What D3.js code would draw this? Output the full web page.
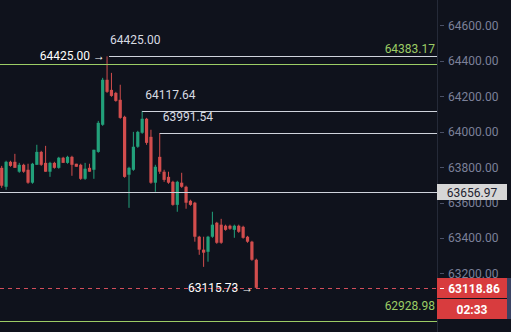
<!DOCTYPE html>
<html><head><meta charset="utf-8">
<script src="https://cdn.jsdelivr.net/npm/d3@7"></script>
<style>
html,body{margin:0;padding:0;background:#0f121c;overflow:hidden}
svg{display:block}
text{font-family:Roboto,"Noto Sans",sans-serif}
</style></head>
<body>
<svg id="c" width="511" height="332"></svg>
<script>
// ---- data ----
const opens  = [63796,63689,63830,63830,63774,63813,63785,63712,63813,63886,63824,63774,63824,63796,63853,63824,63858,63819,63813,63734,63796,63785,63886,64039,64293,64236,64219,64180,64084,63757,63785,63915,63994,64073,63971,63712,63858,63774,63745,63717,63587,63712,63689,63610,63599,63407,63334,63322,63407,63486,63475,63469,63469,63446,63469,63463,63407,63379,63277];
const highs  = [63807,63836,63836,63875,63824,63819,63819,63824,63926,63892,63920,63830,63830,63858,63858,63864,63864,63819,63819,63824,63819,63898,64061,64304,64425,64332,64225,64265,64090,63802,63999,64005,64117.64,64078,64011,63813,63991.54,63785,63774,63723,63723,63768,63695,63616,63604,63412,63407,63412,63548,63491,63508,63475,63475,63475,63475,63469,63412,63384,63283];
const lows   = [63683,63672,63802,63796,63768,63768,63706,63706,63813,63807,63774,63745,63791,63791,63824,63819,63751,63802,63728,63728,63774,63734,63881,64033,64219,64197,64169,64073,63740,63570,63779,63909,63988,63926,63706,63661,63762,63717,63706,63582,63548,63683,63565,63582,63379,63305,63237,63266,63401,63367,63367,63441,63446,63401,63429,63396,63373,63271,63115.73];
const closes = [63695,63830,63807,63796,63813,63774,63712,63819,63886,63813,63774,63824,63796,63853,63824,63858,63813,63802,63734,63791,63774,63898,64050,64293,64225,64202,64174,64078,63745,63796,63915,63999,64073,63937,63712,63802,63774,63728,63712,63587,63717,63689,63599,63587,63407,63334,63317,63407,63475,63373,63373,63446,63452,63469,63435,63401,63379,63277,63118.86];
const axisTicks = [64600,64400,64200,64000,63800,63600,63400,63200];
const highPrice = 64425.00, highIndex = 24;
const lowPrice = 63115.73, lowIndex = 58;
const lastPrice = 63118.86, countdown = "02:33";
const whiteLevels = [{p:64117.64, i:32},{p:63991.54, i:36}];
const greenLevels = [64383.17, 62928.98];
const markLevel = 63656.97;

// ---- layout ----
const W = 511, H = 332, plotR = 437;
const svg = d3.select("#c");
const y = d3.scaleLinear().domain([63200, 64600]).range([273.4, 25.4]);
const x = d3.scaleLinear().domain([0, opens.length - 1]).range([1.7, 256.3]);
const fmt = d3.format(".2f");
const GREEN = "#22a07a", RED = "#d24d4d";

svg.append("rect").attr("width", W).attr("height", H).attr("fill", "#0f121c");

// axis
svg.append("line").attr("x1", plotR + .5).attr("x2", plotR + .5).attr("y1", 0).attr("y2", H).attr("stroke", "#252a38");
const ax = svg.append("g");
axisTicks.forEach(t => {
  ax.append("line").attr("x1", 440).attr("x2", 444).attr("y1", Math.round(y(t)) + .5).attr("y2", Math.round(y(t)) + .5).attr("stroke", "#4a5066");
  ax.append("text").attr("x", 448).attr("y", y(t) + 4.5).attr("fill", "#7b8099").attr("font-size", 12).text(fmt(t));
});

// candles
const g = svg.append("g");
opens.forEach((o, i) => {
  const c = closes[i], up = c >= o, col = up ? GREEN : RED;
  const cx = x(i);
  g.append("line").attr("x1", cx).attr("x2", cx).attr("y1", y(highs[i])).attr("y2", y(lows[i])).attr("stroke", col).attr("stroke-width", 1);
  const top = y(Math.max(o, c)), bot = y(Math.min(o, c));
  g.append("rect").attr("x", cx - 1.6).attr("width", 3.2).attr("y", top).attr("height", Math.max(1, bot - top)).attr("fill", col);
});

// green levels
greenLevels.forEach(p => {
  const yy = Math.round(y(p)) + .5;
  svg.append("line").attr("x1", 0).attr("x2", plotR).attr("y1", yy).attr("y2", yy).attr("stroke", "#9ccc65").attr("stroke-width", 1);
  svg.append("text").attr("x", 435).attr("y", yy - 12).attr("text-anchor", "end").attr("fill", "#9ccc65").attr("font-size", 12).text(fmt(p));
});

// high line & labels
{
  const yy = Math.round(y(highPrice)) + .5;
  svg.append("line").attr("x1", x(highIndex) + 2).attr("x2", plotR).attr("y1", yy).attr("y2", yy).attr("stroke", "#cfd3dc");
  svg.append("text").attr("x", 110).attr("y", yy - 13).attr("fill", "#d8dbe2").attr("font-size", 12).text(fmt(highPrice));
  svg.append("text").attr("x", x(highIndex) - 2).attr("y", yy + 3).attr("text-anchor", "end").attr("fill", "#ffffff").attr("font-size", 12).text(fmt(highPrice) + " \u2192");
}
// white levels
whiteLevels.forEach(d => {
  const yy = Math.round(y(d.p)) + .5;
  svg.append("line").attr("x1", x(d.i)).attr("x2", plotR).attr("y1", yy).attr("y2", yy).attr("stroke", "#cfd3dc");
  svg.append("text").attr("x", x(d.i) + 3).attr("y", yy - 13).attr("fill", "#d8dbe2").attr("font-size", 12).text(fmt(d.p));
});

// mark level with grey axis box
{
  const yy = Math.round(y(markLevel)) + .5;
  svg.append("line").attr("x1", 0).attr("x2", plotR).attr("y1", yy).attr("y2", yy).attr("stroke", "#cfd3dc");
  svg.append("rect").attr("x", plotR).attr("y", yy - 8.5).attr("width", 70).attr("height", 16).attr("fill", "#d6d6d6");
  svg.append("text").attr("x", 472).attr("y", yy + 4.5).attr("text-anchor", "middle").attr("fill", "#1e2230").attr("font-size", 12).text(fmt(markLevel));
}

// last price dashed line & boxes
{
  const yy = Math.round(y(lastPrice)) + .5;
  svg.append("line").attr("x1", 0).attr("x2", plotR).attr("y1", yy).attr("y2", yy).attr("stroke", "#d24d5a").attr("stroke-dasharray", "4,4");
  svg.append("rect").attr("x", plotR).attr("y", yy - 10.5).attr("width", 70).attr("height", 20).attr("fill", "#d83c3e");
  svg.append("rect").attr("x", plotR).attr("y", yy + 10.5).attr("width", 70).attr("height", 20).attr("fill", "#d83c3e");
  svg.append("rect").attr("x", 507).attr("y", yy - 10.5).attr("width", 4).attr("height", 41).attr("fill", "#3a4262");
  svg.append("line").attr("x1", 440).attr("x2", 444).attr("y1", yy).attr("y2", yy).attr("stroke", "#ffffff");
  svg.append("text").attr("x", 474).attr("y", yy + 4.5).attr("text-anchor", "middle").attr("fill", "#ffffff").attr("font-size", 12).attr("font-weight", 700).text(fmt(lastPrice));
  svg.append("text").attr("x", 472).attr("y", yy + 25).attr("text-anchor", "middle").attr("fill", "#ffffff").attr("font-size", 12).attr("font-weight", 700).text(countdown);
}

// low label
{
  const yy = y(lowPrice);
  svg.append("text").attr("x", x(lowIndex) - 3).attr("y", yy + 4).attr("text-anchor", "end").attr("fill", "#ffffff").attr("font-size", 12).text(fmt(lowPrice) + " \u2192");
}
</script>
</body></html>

_Goal_
Quote the data exactly, leaving every image out of the copy.

_Expected answer_
What D3.js code would draw this? Output the full web page.
<!DOCTYPE html>
<html><head><meta charset="utf-8">
<script src="https://cdn.jsdelivr.net/npm/d3@7"></script>
<style>
html,body{margin:0;padding:0;background:#0f121c;overflow:hidden}
svg{display:block}
text{font-family:Roboto,"Noto Sans",sans-serif}
</style></head>
<body>
<svg id="c" width="511" height="332"></svg>
<script>
// ---- data ----
const opens  = [63796,63689,63830,63830,63774,63813,63785,63712,63813,63886,63824,63774,63824,63796,63853,63824,63858,63819,63813,63734,63796,63785,63886,64039,64293,64236,64219,64180,64084,63757,63785,63915,63994,64073,63971,63712,63858,63774,63745,63717,63587,63712,63689,63610,63599,63407,63334,63322,63407,63486,63475,63469,63469,63446,63469,63463,63407,63379,63277];
const highs  = [63807,63836,63836,63875,63824,63819,63819,63824,63926,63892,63920,63830,63830,63858,63858,63864,63864,63819,63819,63824,63819,63898,64061,64304,64425,64332,64225,64265,64090,63802,63999,64005,64117.64,64078,64011,63813,63991.54,63785,63774,63723,63723,63768,63695,63616,63604,63412,63407,63412,63548,63491,63508,63475,63475,63475,63475,63469,63412,63384,63283];
const lows   = [63683,63672,63802,63796,63768,63768,63706,63706,63813,63807,63774,63745,63791,63791,63824,63819,63751,63802,63728,63728,63774,63734,63881,64033,64219,64197,64169,64073,63740,63570,63779,63909,63988,63926,63706,63661,63762,63717,63706,63582,63548,63683,63565,63582,63379,63305,63237,63266,63401,63367,63367,63441,63446,63401,63429,63396,63373,63271,63115.73];
const closes = [63695,63830,63807,63796,63813,63774,63712,63819,63886,63813,63774,63824,63796,63853,63824,63858,63813,63802,63734,63791,63774,63898,64050,64293,64225,64202,64174,64078,63745,63796,63915,63999,64073,63937,63712,63802,63774,63728,63712,63587,63717,63689,63599,63587,63407,63334,63317,63407,63475,63373,63373,63446,63452,63469,63435,63401,63379,63277,63118.86];
const axisTicks = [64600,64400,64200,64000,63800,63600,63400,63200];
const highPrice = 64425.00, highIndex = 24;
const lowPrice = 63115.73, lowIndex = 58;
const lastPrice = 63118.86, countdown = "02:33";
const whiteLevels = [{p:64117.64, i:32},{p:63991.54, i:36}];
const greenLevels = [64383.17, 62928.98];
const markLevel = 63656.97;

// ---- layout ----
const W = 511, H = 332, plotR = 437;
const svg = d3.select("#c");
const y = d3.scaleLinear().domain([63200, 64600]).range([273.4, 25.4]);
const x = d3.scaleLinear().domain([0, opens.length - 1]).range([1.7, 256.3]);
const fmt = d3.format(".2f");
const GREEN = "#22a07a", RED = "#d24d4d";

svg.append("rect").attr("width", W).attr("height", H).attr("fill", "#0f121c");

// axis
svg.append("line").attr("x1", plotR + .5).attr("x2", plotR + .5).attr("y1", 0).attr("y2", H).attr("stroke", "#252a38");
const ax = svg.append("g");
axisTicks.forEach(t => {
  ax.append("line").attr("x1", 440).attr("x2", 444).attr("y1", Math.round(y(t)) + .5).attr("y2", Math.round(y(t)) + .5).attr("stroke", "#4a5066");
  ax.append("text").attr("x", 448).attr("y", y(t) + 4.5).attr("fill", "#7b8099").attr("font-size", 12).text(fmt(t));
});

// candles
const g = svg.append("g");
opens.forEach((o, i) => {
  const c = closes[i], up = c >= o, col = up ? GREEN : RED;
  const cx = x(i);
  g.append("line").attr("x1", cx).attr("x2", cx).attr("y1", y(highs[i])).attr("y2", y(lows[i])).attr("stroke", col).attr("stroke-width", 1);
  const top = y(Math.max(o, c)), bot = y(Math.min(o, c));
  g.append("rect").attr("x", cx - 1.6).attr("width", 3.2).attr("y", top).attr("height", Math.max(1, bot - top)).attr("fill", col);
});

// green levels
greenLevels.forEach(p => {
  const yy = Math.round(y(p)) + .5;
  svg.append("line").attr("x1", 0).attr("x2", plotR).attr("y1", yy).attr("y2", yy).attr("stroke", "#9ccc65").attr("stroke-width", 1);
  svg.append("text").attr("x", 435).attr("y", yy - 12).attr("text-anchor", "end").attr("fill", "#9ccc65").attr("font-size", 12).text(fmt(p));
});

// high line & labels
{
  const yy = Math.round(y(highPrice)) + .5;
  svg.append("line").attr("x1", x(highIndex) + 2).attr("x2", plotR).attr("y1", yy).attr("y2", yy).attr("stroke", "#cfd3dc");
  svg.append("text").attr("x", 110).attr("y", yy - 13).attr("fill", "#d8dbe2").attr("font-size", 12).text(fmt(highPrice));
  svg.append("text").attr("x", x(highIndex) - 2).attr("y", yy + 3).attr("text-anchor", "end").attr("fill", "#ffffff").attr("font-size", 12).text(fmt(highPrice) + " \u2192");
}
// white levels
whiteLevels.forEach(d => {
  const yy = Math.round(y(d.p)) + .5;
  svg.append("line").attr("x1", x(d.i)).attr("x2", plotR).attr("y1", yy).attr("y2", yy).attr("stroke", "#cfd3dc");
  svg.append("text").attr("x", x(d.i) + 3).attr("y", yy - 13).attr("fill", "#d8dbe2").attr("font-size", 12).text(fmt(d.p));
});

// mark level with grey axis box
{
  const yy = Math.round(y(markLevel)) + .5;
  svg.append("line").attr("x1", 0).attr("x2", plotR).attr("y1", yy).attr("y2", yy).attr("stroke", "#cfd3dc");
  svg.append("rect").attr("x", plotR).attr("y", yy - 8.5).attr("width", 70).attr("height", 16).attr("fill", "#d6d6d6");
  svg.append("text").attr("x", 472).attr("y", yy + 4.5).attr("text-anchor", "middle").attr("fill", "#1e2230").attr("font-size", 12).text(fmt(markLevel));
}

// last price dashed line & boxes
{
  const yy = Math.round(y(lastPrice)) + .5;
  svg.append("line").attr("x1", 0).attr("x2", plotR).attr("y1", yy).attr("y2", yy).attr("stroke", "#d24d5a").attr("stroke-dasharray", "4,4");
  svg.append("rect").attr("x", plotR).attr("y", yy - 10.5).attr("width", 70).attr("height", 20).attr("fill", "#d83c3e");
  svg.append("rect").attr("x", plotR).attr("y", yy + 10.5).attr("width", 70).attr("height", 20).attr("fill", "#d83c3e");
  svg.append("rect").attr("x", 507).attr("y", yy - 10.5).attr("width", 4).attr("height", 41).attr("fill", "#3a4262");
  svg.append("line").attr("x1", 440).attr("x2", 444).attr("y1", yy).attr("y2", yy).attr("stroke", "#ffffff");
  svg.append("text").attr("x", 474).attr("y", yy + 4.5).attr("text-anchor", "middle").attr("fill", "#ffffff").attr("font-size", 12).attr("font-weight", 700).text(fmt(lastPrice));
  svg.append("text").attr("x", 472).attr("y", yy + 25).attr("text-anchor", "middle").attr("fill", "#ffffff").attr("font-size", 12).attr("font-weight", 700).text(countdown);
}

// low label
{
  const yy = y(lowPrice);
  svg.append("text").attr("x", x(lowIndex) - 3).attr("y", yy + 4).attr("text-anchor", "end").attr("fill", "#ffffff").attr("font-size", 12).text(fmt(lowPrice) + " \u2192");
}
</script>
</body></html>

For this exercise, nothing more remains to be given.